Chapter 14
When I first got to the moon, they said all I needed was Love; that to be without that drive would put me into a heavy depression, maybe even put my life in danger. Love was the enhancement. Moment I stepped off that transport, my mentor, Roderick Stevens, put the drive in my hand and told me to start dosing. Roderick was a big believer in an easy transition.
It wasn’t easy to adjust to lunar surroundings, after all. Just dealing with the constructed world was overwhelming. Imagine always having walls around you; a ceiling over your head. Imagine never being able to go outside; no way to breathe in the fresh air; no way to drive off for a nice little weekend getaway.
Love was supposed to ease the transition. Provide some relief and make you feel like there was hope in this new world. Love made you feel ecstatic about being human, put you in touch with the collective energy of the universe. At the time I got to the moon, Love was the only enhancement on the market.
For my first six months, I got a nice free supply of credits. Roderick would come around to my place. We’d talk about whatever was hot news of the day, and when he’d leave, he’d shake my hand, pat me on the shoulder, and slip about twenty credits on to my drive. Those six months were great. I felt great.
But then after six months of being there, TSG announced a whoops. Yes, a whoops. Whoops, the Governors of the moon and Mars said, that Love you’re taking? Well, it’s actually kind of addictive.

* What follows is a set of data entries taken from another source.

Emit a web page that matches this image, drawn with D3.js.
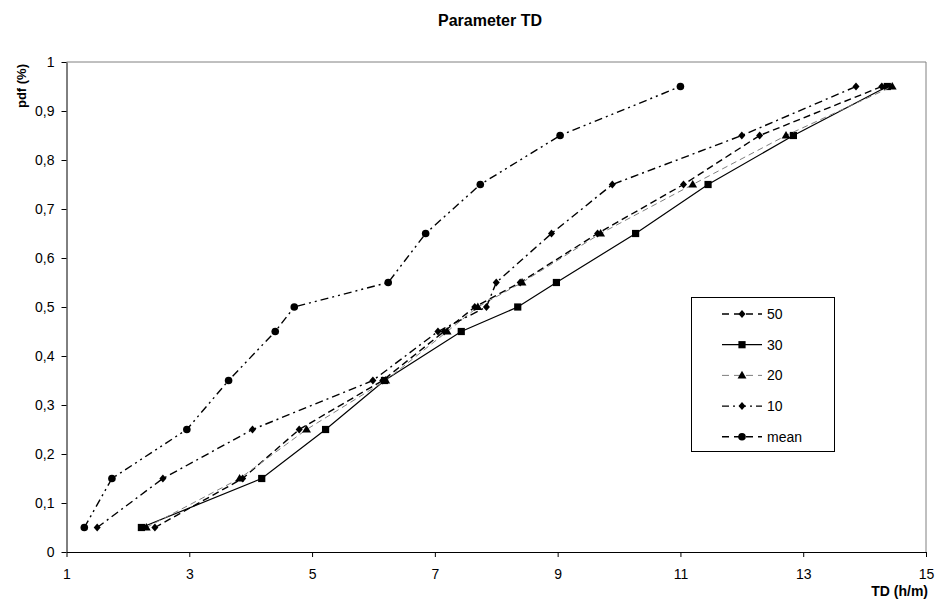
<!DOCTYPE html>
<html lang="en">
<head>
    <meta charset="UTF-8">
    <title>Parameter TD</title>
    <script src="https://d3js.org/d3.v7.min.js"></script>
    <style>
        body { margin: 0; background: #fff; }
        svg { display: block; font-family: "Liberation Sans", Arial, sans-serif; }
        .axis text { font-size: 14px; fill: #000; }
        .axis path, .axis line { stroke: #000; }
    </style>
</head>
<body>
<svg width="941" height="606"></svg>
<script>
// cumulative levels (y) shared by every series
var pdf = [0.05, 0.15, 0.25, 0.35, 0.45, 0.5, 0.55, 0.65, 0.75, 0.85, 0.95];

// TD values (x) for each series
var td50 = [2.44, 3.87, 4.79, 6.15, 7.15, 7.65, 8.39, 9.65, 11.05, 12.29, 14.28];
var td30 = [2.22, 4.18, 5.22, 6.18, 7.43, 8.35, 8.98, 10.27, 11.45, 12.84, 14.37];
var td20 = [2.30, 3.82, 4.91, 6.20, 7.20, 7.70, 8.42, 9.70, 11.20, 12.72, 14.45];
var td10 = [1.50, 2.57, 4.03, 5.99, 7.05, 7.84, 8.00, 8.90, 9.89, 12.00, 13.86];
var tdMean = [1.29, 1.74, 2.96, 3.64, 4.40, 4.71, 6.24, 6.85, 7.74, 9.04, 11.00];

var seriesNames = ["50", "30", "20", "10", "mean"];
var xTicks = [1, 3, 5, 7, 9, 11, 13, 15];
var yTicks = [0, 0.1, 0.2, 0.3, 0.4, 0.5, 0.6, 0.7, 0.8, 0.9, 1];

var styles = {
    "50":   {data: td50,   stroke: "#000", width: 1.4, dash: "7,4",          marker: "diamond"},
    "30":   {data: td30,   stroke: "#000", width: 1.2, dash: null,           marker: "square"},
    "20":   {data: td20,   stroke: "#7f7f7f", width: 1, dash: "6,4",         marker: "triangle"},
    "10":   {data: td10,   stroke: "#000", width: 1.4, dash: "8,4,2,4",      marker: "diamond"},
    "mean": {data: tdMean, stroke: "#000", width: 1.4, dash: "8,4,2,4,2,4",  marker: "circle"}
};

var svg = d3.select("svg");
var plotLeft = 66.5, plotRight = 926, plotTop = 62, plotBottom = 552;

var x = d3.scaleLinear().domain([1, 15]).range([plotLeft, plotRight]);
var y = d3.scaleLinear().domain([0, 1]).range([plotBottom, plotTop]);
var fmt = function(d) { return d3.format("~g")(d).replace(".", ","); };

// title
svg.append("text")
    .attr("x", 490).attr("y", 26)
    .attr("text-anchor", "middle")
    .style("font-weight", "bold").style("font-size", "16px")
    .text("Parameter TD");

// plot frame (top/right grey)
svg.append("line").attr("x1", plotLeft).attr("x2", plotRight).attr("y1", plotTop).attr("y2", plotTop)
    .attr("stroke", "#808080");
svg.append("line").attr("x1", plotRight).attr("x2", plotRight).attr("y1", plotTop).attr("y2", plotBottom)
    .attr("stroke", "#808080");

svg.append("g")
    .attr("class", "axis")
    .attr("transform", "translate(0," + plotBottom + ")")
    .call(d3.axisBottom(x).tickValues(xTicks).tickSize(5).tickSizeOuter(0).tickPadding(12).tickFormat(fmt));

svg.append("g")
    .attr("class", "axis")
    .attr("transform", "translate(" + plotLeft + ",0)")
    .call(d3.axisLeft(y).tickValues(yTicks).tickSize(5).tickSizeOuter(0).tickPadding(7).tickFormat(fmt));

// axis titles
svg.append("text")
    .attr("x", 928).attr("y", 596)
    .attr("text-anchor", "end")
    .style("font-weight", "bold").style("font-size", "14px")
    .text("TD (h/m)");

svg.append("text")
    .attr("transform", "translate(26,64)rotate(-90)")
    .attr("text-anchor", "end")
    .style("font-weight", "bold").style("font-size", "13px")
    .text("pdf (%)");

function drawMarker(g, type, cx, cy) {
    if (type === "circle") {
        g.append("circle").attr("cx", cx).attr("cy", cy).attr("r", 3.8).attr("fill", "#000");
    } else if (type === "square") {
        g.append("rect").attr("x", cx - 3.6).attr("y", cy - 3.6).attr("width", 7.2).attr("height", 7.2).attr("fill", "#000");
    } else if (type === "triangle") {
        g.append("path").attr("d", d3.symbol().type(d3.symbolTriangle).size(34)()).attr("transform", "translate(" + cx + "," + (cy + 0.5) + ")").attr("fill", "#000");
    } else {
        g.append("path").attr("d", "M0,-4L3.5,0L0,4L-3.5,0Z").attr("transform", "translate(" + cx + "," + cy + ")").attr("fill", "#000");
    }
}

var line = d3.line().x(function(d) { return x(d[0]); }).y(function(d) { return y(d[1]); });

// series
seriesNames.forEach(function(name) {
    var s = styles[name];
    var pts = s.data.map(function(v, i) { return [v, pdf[i]]; });
    var g = svg.append("g");
    g.append("path")
        .datum(pts)
        .attr("d", line)
        .attr("fill", "none")
        .attr("stroke", s.stroke)
        .attr("stroke-width", s.width)
        .attr("stroke-dasharray", s.dash);
    pts.forEach(function(p) { drawMarker(g, s.marker, x(p[0]), y(p[1])); });
});

// legend
var lg = svg.append("g");
lg.append("rect")
    .attr("x", 691.5).attr("y", 297.5).attr("width", 143).attr("height", 154)
    .attr("fill", "#fff").attr("stroke", "#000").attr("stroke-width", 1);

seriesNames.forEach(function(name, i) {
    var s = styles[name];
    var ly = 314 + i * 30.7;
    lg.append("line")
        .attr("x1", 722).attr("x2", 762).attr("y1", ly).attr("y2", ly)
        .attr("stroke", s.stroke).attr("stroke-width", s.width)
        .attr("stroke-dasharray", name === "30" ? null : (name === "10" ? "7,4,2,4" : "7,5"));
    drawMarker(lg, s.marker, 742, ly);
    lg.append("text")
        .attr("x", 767).attr("y", ly + 5)
        .style("font-size", "14px")
        .text(name);
});
</script>
</body>
</html>
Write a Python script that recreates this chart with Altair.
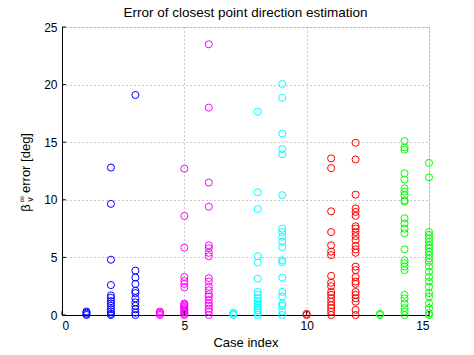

And worse, it has some extraordinary side effects that could impact the longevity of your Transfer.
The rush to develop new types of enhancements ensued. The Three Spheres Government and various corporations knew that perpetual life on the outer spheres required constant programmed medication. They created various types of programmed enhancements to suit the idiosyncrasies of the people, from subtle anxiety prevention to those that brought a little more pleasure, like the kinds served at an enhancement bar.
Love was banned. Rubbed out. No longer could new arrivals to the moon or Mars get free drives. So those who came after me knew little of the beauty of free Love. But the Love didn’t die. Like most drugs suddenly made illegal, it went underground.
And that’s where I found it again. Took all of about three weeks to track it down. How’d the dealers get it? Wasn’t for me to speculate. All I knew was that it was there whenever I wanted it. There hadn’t been a day in the last 50 years that I hadn’t done some. Did it affect my performance on the job? Was it the driving force in my life? Did I think about it nearly all the time? Did it drain nearly all of my salary? I could have answered “perhaps” to all of these questions.
But the answers to those questions didn’t matter. Even if I wanted to, I couldn’t stop.